Consider a simplified reactor design problem where we optimize temperature and flow rate to minimize cost, subject to a conversion constraint:

\[\min_{T, F} \; c_T \cdot T + c_F \cdot F \quad \text{s.t.} \quad T \cdot F \geq R_{\min}\]

We want to know:

  1. What happens to the optimal design if \(R_{\min}\) changes?

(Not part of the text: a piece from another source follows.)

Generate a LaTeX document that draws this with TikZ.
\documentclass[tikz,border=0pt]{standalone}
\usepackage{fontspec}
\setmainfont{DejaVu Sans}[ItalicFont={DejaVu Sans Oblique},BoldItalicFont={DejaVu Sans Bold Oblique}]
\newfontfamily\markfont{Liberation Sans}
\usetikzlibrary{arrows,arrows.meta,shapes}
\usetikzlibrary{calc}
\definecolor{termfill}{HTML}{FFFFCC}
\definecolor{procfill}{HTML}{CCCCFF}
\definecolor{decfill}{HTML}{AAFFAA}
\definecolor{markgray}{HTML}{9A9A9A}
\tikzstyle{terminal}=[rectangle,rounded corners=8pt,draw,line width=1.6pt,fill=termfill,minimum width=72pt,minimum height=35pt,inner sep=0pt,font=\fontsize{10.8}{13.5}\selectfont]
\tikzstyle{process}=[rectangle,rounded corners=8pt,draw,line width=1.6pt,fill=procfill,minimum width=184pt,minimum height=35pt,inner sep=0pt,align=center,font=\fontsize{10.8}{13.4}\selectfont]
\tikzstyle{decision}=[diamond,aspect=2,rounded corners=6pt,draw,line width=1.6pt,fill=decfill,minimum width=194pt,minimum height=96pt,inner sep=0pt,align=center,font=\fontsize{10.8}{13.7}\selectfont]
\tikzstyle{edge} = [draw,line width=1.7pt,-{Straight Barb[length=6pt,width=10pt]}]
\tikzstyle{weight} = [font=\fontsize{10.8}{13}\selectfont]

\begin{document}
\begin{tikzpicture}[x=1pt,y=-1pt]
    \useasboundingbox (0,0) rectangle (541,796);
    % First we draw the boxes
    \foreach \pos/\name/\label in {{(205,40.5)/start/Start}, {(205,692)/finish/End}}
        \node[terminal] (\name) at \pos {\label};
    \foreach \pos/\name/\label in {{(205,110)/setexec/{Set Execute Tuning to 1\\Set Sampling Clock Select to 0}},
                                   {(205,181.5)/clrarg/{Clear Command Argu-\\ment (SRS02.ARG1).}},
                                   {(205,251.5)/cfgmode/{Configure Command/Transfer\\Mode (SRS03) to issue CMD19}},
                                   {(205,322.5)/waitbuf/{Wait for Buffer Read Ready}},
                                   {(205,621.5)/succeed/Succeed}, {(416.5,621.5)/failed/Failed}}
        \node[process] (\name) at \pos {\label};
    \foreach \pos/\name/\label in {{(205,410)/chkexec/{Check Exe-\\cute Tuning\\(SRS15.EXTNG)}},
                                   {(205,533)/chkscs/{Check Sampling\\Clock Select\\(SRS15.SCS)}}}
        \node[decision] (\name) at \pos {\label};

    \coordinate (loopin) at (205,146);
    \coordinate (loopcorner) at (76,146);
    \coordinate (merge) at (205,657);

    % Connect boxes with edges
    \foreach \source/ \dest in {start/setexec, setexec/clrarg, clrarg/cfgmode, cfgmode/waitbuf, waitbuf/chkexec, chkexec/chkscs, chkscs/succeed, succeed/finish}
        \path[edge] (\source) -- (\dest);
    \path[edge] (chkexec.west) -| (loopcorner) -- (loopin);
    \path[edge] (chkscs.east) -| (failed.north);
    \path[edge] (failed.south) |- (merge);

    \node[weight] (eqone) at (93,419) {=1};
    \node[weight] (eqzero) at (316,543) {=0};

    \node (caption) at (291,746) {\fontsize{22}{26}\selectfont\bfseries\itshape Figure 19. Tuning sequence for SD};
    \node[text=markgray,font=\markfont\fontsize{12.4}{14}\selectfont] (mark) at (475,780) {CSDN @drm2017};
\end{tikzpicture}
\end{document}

  2. How sensitive are the multipliers to the cost coefficients?

m = dm.Model("reactor")
c_T = m.parameter("c_T", value=2.0)
c_F = m.parameter("c_F", value=3.0)
R_min = m.parameter("R_min", value=10.0)

T = m.continuous("T", lb=1, ub=20)
F = m.continuous("F", lb=1, ub=20)

m.minimize(c_T * T + c_F * F)
m.subject_to(T * F >= R_min)

result = differentiable_solve_l3(m)
print(f"Optimal: T*={result.x['T'].item():.4f}, F*={result.x['F'].item():.4f}")
print(f"Cost:    {result.objective:.4f}")
print()

# Sensitivity to R_min
print("Sensitivity analysis:")
sm = result.sensitivity_matrix()
if sm is not None:
    # R_min is the 3rd parameter (index 2)
    print(f"  dT*/dR_min = {sm[0, 2]:.6f}")
    print(f"  dF*/dR_min = {sm[1, 2]:.6f}")

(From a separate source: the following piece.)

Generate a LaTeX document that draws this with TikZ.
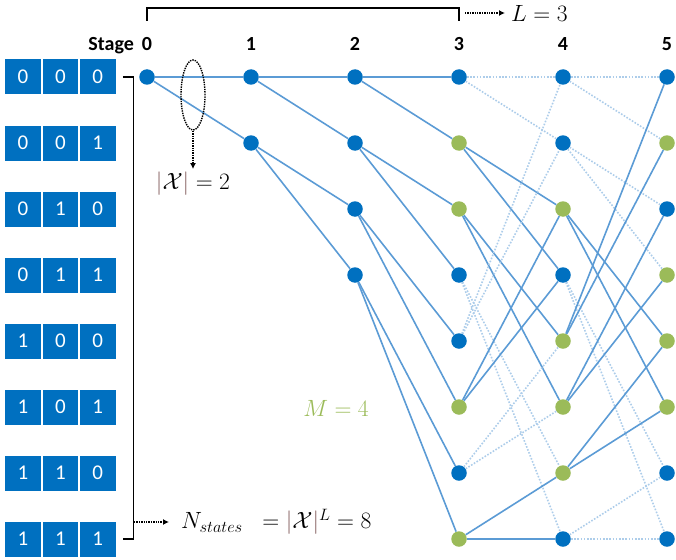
\RequirePackage{fix-cm}
\documentclass[tikz,border=0pt]{standalone}
\usepackage{fontspec}
\setsansfont{Carlito}
\usepackage{tikz}
\usetikzlibrary{shapes.geometric, arrows.meta, positioning}
\usepackage{xcolor}
\definecolor{stateblue}{RGB}{0,112,192}
\definecolor{stategreen}{RGB}{155,187,89}
\definecolor{edgeblue}{RGB}{91,155,213}
\definecolor{barbrown}{RGB}{133,96,96}

\begin{document}
\begin{tikzpicture}[
    x=1pt, y=-1pt,
    state/.style={circle, fill=#1, minimum size=15.5pt, inner sep=0pt},
    bit/.style={rectangle, fill=stateblue, text=white, minimum width=35.5pt, minimum height=35pt, inner sep=0pt, font=\sffamily\fontsize{21}{21}\selectfont},
    stagelbl/.style={font=\sffamily\bfseries\fontsize{20}{20}\selectfont},
    mathlbl/.style={font=\fontsize{23.5}{28}\selectfont, inner sep=1pt},
    kept/.style={edgeblue, line width=1.6pt},
    pruned/.style={edgeblue!50, line width=1.6pt, dash pattern=on 1.6pt off 1.6pt},
    note/.style={-{Latex[length=6pt, width=6pt]}, line width=1.4pt, dash pattern=on 1.4pt off 1pt},
    bracket/.style={line width=1.4pt},
]
    \useasboundingbox (0,0) rectangle (676,559);

    % Stage labels
    \foreach \k in {0,...,5}
        \node[stagelbl] (st-\k) at ({147+104*\k},44) {\k};
    \node[stagelbl, base left=1pt of st-0] (stagetxt) {Stage};

    % Bit patterns of the states
    \foreach \r/\bA/\bB/\bC in {0/0/0/0,1/0/0/1,2/0/1/0,3/0/1/1,4/1/0/0,5/1/0/1,6/1/1/0,7/1/1/1} {
        \node[bit] (b\r-0) at (23,{77+66*\r}) {\bA};
        \node[bit, right=1.5pt of b\r-0] (b\r-1) {\bB};
        \node[bit, right=1.5pt of b\r-1] (b\r-2) {\bC};
    }

    % Trellis states (green = kept)
    \node[state=stateblue] (s0-0) at (147,77) {};
    \foreach \r in {0,1}
        \node[state=stateblue] (s1-\r) at (251,{77+66*\r}) {};
    \foreach \r in {0,...,3}
        \node[state=stateblue] (s2-\r) at (355,{77+66*\r}) {};
    \foreach \r/\c in {0/stateblue,1/stategreen,2/stategreen,3/stateblue,4/stateblue,5/stategreen,6/stateblue,7/stategreen}
        \node[state=\c] (s3-\r) at (459,{77+66*\r}) {};
    \foreach \r/\c in {0/stateblue,1/stateblue,2/stategreen,3/stateblue,4/stategreen,5/stategreen,6/stategreen,7/stateblue}
        \node[state=\c] (s4-\r) at (563,{77+66*\r}) {};
    \foreach \r/\c in {0/stateblue,1/stategreen,2/stateblue,3/stategreen,4/stategreen,5/stategreen,6/stateblue,7/stateblue}
        \node[state=\c] (s5-\r) at (667,{77+66*\r}) {};

    % Growing tree, stages 0 to 3
    \foreach \k/\n in {0/0,1/1,2/3} {
        \pgfmathtruncatemacro{\kn}{\k+1}
        \foreach \r in {0,...,\n} {
            \pgfmathtruncatemacro{\ra}{2*\r}
            \pgfmathtruncatemacro{\rb}{2*\r+1}
            \draw[kept] (s\k-\r) -- (s\kn-\ra);
            \draw[kept] (s\k-\r) -- (s\kn-\rb);
        }
    }

    % Transitions, stages 3 to 5
    \foreach \k/\list in {3/{0/pruned,1/kept,2/kept,3/pruned,4/pruned,5/kept,6/pruned,7/kept},
                          4/{0/pruned,1/pruned,2/kept,3/pruned,4/kept,5/kept,6/kept,7/pruned}} {
        \pgfmathtruncatemacro{\kn}{\k+1}
        \foreach \r/\sty in \list {
            \pgfmathtruncatemacro{\ra}{mod(2*\r,8)}
            \pgfmathtruncatemacro{\rb}{mod(2*\r,8)+1}
            \draw[\sty] (s\k-\r) -- (s\kn-\ra);
            \draw[\sty] (s\k-\r) -- (s\kn-\rb);
        }
    }

    % Brackets
    \draw[bracket] ([xshift=7pt]b0-2.east) -- ++(11,0) |- ([xshift=7pt]b7-2.east);
    \draw[bracket] (147,21) -- (147,8) -- (459,8) -- (459,21);

    % Alphabet size
    \node[ellipse, draw, line width=1.4pt, dash pattern=on 1.4pt off 1pt, minimum width=24pt, minimum height=70pt, inner sep=0pt] (xsel) at (193,95) {};
    \node[mathlbl] (xlbl) at (193,184) {$\textcolor{barbrown}{|}\mathcal{X}\textcolor{barbrown}{|} = 2$};
    \draw[note, shorten >=2pt] (xsel.south) -- (xlbl.north);

    % Memory length
    \node[mathlbl, anchor=west] (lval) at (510,13) {$L = 3$};
    \coordinate (lfrom) at (465,13);
    \draw[note, shorten >=5pt] (lfrom) -- (lval.west);

    % Number of states
    \node[mathlbl, anchor=west] (nlbl) at (180,522) {$N_{states}\;\; = \textcolor{barbrown}{|}\mathcal{X}\textcolor{barbrown}{|}^L = 8$};
    \coordinate (nfrom) at (134,522);
    \draw[note, shorten >=11pt] (nfrom) -- (nlbl.west);

    % Survivors
    \node[mathlbl, text=stategreen] (mlbl) at (336,408) {$M = 4$};

\end{tikzpicture}
\end{document}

# Approximate re-solve if R_min increases by 10%
x_new = result.approximate_resolve([(R_min, 11.0)])
print("\nApproximate design at R_min=11:")
print(f"  T* ~ {x_new['T'].item():.4f}")
print(f"  F* ~ {x_new['F'].item():.4f}")

# Validate against actual re-solve
R_min.value = np.float64(11.0)
result_new = differentiable_solve_l3(m)
print("\nExact design at R_min=11:")
print(f"  T* = {result_new.x['T'].item():.4f}")
print(f"  F* = {result_new.x['F'].item():.4f}")
Optimal: T*=3.8730, F*=2.5820
Cost:    15.4919

Sensitivity analysis:
  dT*/dR_min = 0.193649
  dF*/dR_min = 0.129099

Approximate design at R_min=11:
  T* ~ 4.0666
  F* ~ 2.7111

Exact design at R_min=11:
  T* = 4.0620
  F* = 2.7080

API Summary#

Method

Description

result.sensitivity_matrix()

Full \(dx^*/dp\) matrix (n_vars x n_params)

result.gradient(param)

\(d f^*/dp\) via envelope theorem (L1)

result.implicit_gradient(param)

\(d f^*/dp\) via KKT implicit differentiation (L3)

result.approximate_resolve([(p, val)])

First-order prediction of \(x^*\) at new parameter values

result.dual_sensitivity(param)

\(d\lambda^*/dp\) for a given parameter

result.reduced_hessian()

Hessian projected onto null space of active constraints

result.sensitivity(dp)

Solve KKT with new RHS for arbitrary \(\Delta p\)

All methods reuse the cached KKT factorization from differentiable_solve_l3, following the sIPOPT approach [Pirnay et al., 2012]. For problems where you need sensitivities with respect to many different parameter perturbations, this is significantly faster than re-solving.